• **STATED EXERCISE**: Copy out all lines of the records in which the word "script" appears.

_____

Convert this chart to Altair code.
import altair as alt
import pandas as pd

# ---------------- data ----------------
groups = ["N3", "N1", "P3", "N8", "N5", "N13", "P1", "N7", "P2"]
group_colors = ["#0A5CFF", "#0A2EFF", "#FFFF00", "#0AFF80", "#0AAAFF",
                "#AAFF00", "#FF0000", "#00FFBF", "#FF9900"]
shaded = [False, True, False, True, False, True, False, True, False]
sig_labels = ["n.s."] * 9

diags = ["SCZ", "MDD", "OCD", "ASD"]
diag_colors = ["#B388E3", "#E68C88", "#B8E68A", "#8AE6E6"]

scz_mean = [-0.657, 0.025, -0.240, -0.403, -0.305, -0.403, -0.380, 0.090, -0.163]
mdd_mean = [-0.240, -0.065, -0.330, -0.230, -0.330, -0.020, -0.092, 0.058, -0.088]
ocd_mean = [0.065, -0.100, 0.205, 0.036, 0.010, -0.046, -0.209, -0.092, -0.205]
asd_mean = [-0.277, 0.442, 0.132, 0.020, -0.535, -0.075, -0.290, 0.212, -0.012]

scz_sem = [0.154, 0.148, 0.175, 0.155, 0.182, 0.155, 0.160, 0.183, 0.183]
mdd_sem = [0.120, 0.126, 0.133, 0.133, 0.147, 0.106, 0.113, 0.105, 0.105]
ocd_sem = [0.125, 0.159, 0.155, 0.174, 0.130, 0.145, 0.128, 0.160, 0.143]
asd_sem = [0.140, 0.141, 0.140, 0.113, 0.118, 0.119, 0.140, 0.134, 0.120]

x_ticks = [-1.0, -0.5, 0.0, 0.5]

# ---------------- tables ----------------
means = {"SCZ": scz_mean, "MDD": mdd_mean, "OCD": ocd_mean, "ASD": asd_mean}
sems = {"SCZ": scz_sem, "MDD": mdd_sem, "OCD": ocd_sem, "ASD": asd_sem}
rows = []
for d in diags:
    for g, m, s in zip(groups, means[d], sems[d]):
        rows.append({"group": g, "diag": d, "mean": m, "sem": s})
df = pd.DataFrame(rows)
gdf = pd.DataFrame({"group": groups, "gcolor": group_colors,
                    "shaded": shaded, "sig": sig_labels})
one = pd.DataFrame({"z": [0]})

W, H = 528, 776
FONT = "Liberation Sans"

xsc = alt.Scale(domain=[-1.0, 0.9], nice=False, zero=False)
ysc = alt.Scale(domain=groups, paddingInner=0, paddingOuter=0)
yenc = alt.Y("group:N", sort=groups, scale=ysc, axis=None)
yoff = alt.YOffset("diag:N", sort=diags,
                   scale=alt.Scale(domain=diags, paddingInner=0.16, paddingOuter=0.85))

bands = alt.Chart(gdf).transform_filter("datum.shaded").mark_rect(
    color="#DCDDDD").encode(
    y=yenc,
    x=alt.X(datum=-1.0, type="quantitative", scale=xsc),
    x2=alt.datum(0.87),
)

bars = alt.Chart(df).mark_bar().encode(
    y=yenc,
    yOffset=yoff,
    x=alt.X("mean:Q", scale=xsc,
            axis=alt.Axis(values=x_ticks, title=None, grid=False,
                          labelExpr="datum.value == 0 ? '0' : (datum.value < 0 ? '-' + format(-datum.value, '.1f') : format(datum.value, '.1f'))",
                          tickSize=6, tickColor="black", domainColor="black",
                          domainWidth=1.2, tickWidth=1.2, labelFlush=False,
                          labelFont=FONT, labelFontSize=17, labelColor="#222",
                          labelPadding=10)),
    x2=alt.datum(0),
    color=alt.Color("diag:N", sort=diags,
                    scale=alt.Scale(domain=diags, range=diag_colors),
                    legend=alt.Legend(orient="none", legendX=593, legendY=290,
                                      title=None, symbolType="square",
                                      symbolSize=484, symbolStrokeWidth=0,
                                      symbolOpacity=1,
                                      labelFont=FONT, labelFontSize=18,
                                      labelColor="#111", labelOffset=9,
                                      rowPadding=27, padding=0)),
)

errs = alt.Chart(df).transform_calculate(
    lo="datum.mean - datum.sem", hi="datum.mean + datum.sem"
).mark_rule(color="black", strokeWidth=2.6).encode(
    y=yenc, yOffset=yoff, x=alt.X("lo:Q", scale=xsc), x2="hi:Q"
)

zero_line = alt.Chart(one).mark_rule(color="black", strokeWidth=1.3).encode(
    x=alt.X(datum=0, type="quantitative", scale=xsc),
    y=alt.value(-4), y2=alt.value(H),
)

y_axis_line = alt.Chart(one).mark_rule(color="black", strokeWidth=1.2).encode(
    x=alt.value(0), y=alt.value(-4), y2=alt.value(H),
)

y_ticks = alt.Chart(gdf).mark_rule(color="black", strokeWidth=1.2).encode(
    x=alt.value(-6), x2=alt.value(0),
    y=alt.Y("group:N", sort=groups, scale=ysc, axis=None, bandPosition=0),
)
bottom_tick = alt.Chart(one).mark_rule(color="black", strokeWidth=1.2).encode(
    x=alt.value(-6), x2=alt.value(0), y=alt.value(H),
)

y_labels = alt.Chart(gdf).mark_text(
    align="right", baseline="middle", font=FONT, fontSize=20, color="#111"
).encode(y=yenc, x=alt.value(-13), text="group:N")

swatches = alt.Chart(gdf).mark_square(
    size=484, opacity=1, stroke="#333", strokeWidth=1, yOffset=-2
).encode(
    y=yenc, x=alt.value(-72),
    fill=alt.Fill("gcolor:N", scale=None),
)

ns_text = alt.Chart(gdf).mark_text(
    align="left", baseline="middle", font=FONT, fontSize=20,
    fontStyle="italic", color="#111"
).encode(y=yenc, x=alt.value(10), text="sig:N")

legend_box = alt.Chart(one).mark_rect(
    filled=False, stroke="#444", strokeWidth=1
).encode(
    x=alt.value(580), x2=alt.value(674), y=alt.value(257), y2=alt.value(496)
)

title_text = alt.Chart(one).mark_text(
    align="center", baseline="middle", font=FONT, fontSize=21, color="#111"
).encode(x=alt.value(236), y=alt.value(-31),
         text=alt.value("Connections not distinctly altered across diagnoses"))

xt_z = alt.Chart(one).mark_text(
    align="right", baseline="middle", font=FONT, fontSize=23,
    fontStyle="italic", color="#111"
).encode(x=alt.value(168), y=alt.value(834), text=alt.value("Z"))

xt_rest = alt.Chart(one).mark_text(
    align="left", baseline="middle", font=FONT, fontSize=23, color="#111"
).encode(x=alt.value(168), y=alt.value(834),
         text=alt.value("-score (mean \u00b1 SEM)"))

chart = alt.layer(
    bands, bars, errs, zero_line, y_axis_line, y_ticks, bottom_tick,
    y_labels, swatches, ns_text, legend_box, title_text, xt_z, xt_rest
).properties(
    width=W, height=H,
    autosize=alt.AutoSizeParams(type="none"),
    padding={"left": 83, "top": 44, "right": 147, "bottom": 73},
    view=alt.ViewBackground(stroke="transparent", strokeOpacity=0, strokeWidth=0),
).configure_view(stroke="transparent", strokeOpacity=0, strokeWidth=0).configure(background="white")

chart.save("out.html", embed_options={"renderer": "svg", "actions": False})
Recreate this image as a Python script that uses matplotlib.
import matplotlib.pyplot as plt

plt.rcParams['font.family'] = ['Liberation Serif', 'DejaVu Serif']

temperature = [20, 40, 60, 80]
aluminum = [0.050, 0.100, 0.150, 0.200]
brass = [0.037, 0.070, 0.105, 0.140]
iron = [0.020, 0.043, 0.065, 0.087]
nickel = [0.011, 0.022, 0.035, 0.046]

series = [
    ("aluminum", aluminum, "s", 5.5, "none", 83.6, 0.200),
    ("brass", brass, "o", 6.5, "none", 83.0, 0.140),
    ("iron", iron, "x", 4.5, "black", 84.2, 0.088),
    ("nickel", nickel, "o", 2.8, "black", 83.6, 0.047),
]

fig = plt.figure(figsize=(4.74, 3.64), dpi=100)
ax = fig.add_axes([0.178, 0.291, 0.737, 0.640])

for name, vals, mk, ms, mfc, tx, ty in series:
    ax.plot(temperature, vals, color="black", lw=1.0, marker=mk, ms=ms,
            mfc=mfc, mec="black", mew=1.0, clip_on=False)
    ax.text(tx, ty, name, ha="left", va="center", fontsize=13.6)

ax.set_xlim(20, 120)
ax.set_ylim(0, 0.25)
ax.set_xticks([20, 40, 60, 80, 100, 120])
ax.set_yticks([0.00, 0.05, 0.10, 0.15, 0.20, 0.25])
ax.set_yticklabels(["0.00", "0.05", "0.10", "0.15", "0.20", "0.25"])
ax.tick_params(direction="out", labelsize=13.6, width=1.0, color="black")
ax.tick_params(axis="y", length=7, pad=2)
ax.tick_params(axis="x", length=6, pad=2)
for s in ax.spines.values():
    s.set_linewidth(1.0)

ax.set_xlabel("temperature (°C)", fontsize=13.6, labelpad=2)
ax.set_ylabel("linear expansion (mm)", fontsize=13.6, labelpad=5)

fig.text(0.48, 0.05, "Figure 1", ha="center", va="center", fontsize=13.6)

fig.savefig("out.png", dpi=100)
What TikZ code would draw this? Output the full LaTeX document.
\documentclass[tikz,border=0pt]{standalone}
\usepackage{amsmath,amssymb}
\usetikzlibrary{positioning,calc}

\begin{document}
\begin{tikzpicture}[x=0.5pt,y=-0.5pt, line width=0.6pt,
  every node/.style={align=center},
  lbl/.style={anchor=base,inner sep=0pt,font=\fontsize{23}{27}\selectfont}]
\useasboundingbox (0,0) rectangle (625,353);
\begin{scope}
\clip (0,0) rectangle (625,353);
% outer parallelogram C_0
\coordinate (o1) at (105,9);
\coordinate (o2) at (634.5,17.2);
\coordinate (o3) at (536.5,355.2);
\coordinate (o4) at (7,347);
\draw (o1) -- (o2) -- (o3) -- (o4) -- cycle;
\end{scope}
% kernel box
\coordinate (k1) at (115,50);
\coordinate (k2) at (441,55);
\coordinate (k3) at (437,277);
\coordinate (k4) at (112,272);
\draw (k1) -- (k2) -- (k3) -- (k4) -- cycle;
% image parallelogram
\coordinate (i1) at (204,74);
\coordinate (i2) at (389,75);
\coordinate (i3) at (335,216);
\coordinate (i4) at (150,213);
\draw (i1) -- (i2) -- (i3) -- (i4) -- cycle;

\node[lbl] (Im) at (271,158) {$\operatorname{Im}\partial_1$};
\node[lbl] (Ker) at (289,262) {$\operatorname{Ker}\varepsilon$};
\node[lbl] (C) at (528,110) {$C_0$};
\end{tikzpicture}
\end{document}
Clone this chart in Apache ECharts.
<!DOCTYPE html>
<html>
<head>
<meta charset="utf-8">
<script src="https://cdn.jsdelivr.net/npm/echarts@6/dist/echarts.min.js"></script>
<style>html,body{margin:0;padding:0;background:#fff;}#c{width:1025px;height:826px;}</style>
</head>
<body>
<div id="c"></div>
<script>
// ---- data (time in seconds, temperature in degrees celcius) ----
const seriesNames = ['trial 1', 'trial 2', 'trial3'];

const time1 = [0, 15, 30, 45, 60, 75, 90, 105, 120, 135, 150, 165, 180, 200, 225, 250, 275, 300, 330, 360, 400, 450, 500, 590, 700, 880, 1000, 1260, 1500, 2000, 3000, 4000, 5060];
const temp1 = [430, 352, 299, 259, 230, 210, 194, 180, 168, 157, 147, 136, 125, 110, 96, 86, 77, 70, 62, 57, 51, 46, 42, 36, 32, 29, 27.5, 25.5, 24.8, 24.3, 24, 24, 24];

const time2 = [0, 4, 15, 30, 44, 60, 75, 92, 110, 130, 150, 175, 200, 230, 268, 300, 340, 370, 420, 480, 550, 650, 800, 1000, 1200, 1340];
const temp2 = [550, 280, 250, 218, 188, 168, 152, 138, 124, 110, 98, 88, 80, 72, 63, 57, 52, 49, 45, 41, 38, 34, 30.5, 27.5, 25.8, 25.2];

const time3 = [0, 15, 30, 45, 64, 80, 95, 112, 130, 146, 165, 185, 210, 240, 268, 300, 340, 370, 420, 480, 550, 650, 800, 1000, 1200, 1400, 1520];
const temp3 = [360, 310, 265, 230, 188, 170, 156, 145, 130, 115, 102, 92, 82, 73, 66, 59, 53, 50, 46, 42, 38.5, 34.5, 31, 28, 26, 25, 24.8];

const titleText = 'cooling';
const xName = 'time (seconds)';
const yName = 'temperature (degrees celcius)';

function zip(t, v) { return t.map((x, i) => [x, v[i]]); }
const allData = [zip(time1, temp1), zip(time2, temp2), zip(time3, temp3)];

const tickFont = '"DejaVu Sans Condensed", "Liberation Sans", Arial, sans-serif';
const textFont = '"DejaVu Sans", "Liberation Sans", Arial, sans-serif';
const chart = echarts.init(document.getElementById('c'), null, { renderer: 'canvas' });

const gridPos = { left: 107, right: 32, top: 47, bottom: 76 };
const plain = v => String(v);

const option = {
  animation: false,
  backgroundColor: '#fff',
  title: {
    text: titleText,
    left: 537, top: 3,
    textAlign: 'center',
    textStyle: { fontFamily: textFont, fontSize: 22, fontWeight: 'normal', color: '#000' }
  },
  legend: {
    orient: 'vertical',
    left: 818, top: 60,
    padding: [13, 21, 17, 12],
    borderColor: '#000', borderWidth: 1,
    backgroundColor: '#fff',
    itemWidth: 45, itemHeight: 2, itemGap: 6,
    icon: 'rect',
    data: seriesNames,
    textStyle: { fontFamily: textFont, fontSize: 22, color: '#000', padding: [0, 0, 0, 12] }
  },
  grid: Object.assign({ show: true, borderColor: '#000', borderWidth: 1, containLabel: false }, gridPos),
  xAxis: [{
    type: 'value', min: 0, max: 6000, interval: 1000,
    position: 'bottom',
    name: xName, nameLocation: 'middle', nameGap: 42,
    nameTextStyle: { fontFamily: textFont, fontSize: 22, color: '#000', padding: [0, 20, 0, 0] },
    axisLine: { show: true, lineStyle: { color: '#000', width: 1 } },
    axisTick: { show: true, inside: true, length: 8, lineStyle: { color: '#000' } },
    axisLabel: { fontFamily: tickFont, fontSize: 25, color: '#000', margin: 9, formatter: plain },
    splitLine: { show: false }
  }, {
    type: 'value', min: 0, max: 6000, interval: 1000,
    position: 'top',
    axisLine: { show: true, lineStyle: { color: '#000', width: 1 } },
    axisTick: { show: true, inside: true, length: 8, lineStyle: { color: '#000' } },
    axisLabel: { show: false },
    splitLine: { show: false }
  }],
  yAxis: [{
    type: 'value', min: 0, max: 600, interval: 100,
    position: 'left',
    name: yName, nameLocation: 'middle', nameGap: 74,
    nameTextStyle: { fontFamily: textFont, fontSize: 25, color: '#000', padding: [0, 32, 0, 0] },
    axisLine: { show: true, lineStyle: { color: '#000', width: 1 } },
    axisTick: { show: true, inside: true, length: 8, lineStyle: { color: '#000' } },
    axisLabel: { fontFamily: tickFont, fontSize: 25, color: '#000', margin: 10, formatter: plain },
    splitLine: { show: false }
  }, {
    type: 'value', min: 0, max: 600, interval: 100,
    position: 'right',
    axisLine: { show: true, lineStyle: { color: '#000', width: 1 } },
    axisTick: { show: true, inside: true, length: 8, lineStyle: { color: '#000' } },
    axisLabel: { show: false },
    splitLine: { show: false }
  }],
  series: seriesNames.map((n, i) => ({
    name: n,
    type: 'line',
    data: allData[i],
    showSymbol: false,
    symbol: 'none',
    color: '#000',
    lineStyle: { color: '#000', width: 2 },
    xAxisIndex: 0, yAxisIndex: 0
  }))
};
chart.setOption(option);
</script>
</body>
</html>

_____

• **RESULT OF THIS EXERCISE**:
Recreate this image as a Python script that uses matplotlib.
<script src="https://cdn.jsdelivr.net/npm/echarts@6/dist/echarts.min.js"></script>
<script>
</script>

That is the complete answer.